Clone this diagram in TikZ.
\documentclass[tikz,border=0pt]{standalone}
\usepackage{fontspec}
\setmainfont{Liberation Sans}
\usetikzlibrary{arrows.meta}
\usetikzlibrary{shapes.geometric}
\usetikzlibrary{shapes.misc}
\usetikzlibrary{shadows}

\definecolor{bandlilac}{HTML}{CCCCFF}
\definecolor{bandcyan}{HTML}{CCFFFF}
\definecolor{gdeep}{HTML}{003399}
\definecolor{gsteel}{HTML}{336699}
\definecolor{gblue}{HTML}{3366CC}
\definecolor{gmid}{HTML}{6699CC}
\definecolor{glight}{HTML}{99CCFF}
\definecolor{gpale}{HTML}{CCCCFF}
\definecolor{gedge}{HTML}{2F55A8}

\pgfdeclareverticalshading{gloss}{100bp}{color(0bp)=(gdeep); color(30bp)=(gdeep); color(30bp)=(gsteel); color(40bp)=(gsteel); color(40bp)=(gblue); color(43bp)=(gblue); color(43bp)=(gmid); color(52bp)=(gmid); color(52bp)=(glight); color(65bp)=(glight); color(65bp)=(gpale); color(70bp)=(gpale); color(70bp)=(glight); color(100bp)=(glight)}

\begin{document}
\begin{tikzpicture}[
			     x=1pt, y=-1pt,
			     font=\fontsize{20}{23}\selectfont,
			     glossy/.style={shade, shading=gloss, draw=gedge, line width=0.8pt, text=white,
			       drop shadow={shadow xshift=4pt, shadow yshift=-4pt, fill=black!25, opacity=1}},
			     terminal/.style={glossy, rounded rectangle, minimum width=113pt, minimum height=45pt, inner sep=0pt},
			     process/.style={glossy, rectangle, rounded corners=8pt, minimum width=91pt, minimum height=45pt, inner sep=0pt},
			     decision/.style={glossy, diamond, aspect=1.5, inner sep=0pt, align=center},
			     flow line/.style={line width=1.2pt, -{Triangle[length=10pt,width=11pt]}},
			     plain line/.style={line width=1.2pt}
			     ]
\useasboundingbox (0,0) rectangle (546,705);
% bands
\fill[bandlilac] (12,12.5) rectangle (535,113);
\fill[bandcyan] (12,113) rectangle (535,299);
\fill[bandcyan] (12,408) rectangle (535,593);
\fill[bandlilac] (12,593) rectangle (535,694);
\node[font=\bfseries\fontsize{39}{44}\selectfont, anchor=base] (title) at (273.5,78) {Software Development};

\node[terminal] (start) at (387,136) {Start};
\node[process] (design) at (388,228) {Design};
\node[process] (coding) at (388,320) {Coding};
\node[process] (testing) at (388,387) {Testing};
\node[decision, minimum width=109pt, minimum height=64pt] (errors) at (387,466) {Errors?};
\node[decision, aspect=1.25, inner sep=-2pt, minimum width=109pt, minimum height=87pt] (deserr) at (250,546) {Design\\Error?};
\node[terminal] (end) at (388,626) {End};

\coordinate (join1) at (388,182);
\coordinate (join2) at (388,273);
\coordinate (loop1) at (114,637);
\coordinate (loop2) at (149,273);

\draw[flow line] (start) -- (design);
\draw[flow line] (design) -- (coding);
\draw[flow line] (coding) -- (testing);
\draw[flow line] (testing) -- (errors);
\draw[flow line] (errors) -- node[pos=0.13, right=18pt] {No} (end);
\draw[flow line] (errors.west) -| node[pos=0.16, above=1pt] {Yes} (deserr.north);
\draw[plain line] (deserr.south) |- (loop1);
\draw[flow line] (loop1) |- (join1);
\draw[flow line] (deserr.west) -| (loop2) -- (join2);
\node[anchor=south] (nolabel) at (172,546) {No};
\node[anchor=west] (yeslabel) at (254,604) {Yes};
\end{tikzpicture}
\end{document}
- - -
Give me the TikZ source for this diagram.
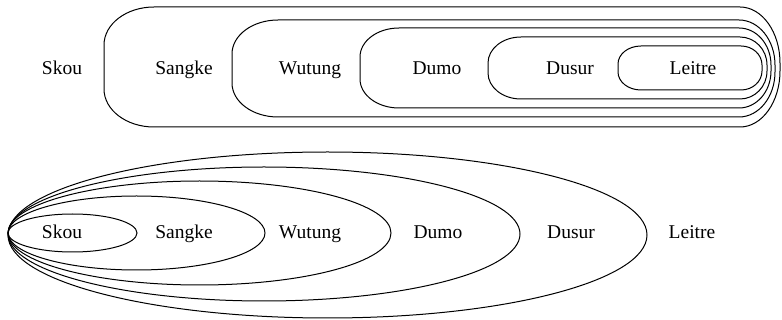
- - -
Aim:
What is the number of lines in the records that contain "this"? Give that number only.

Answer to the problem:
2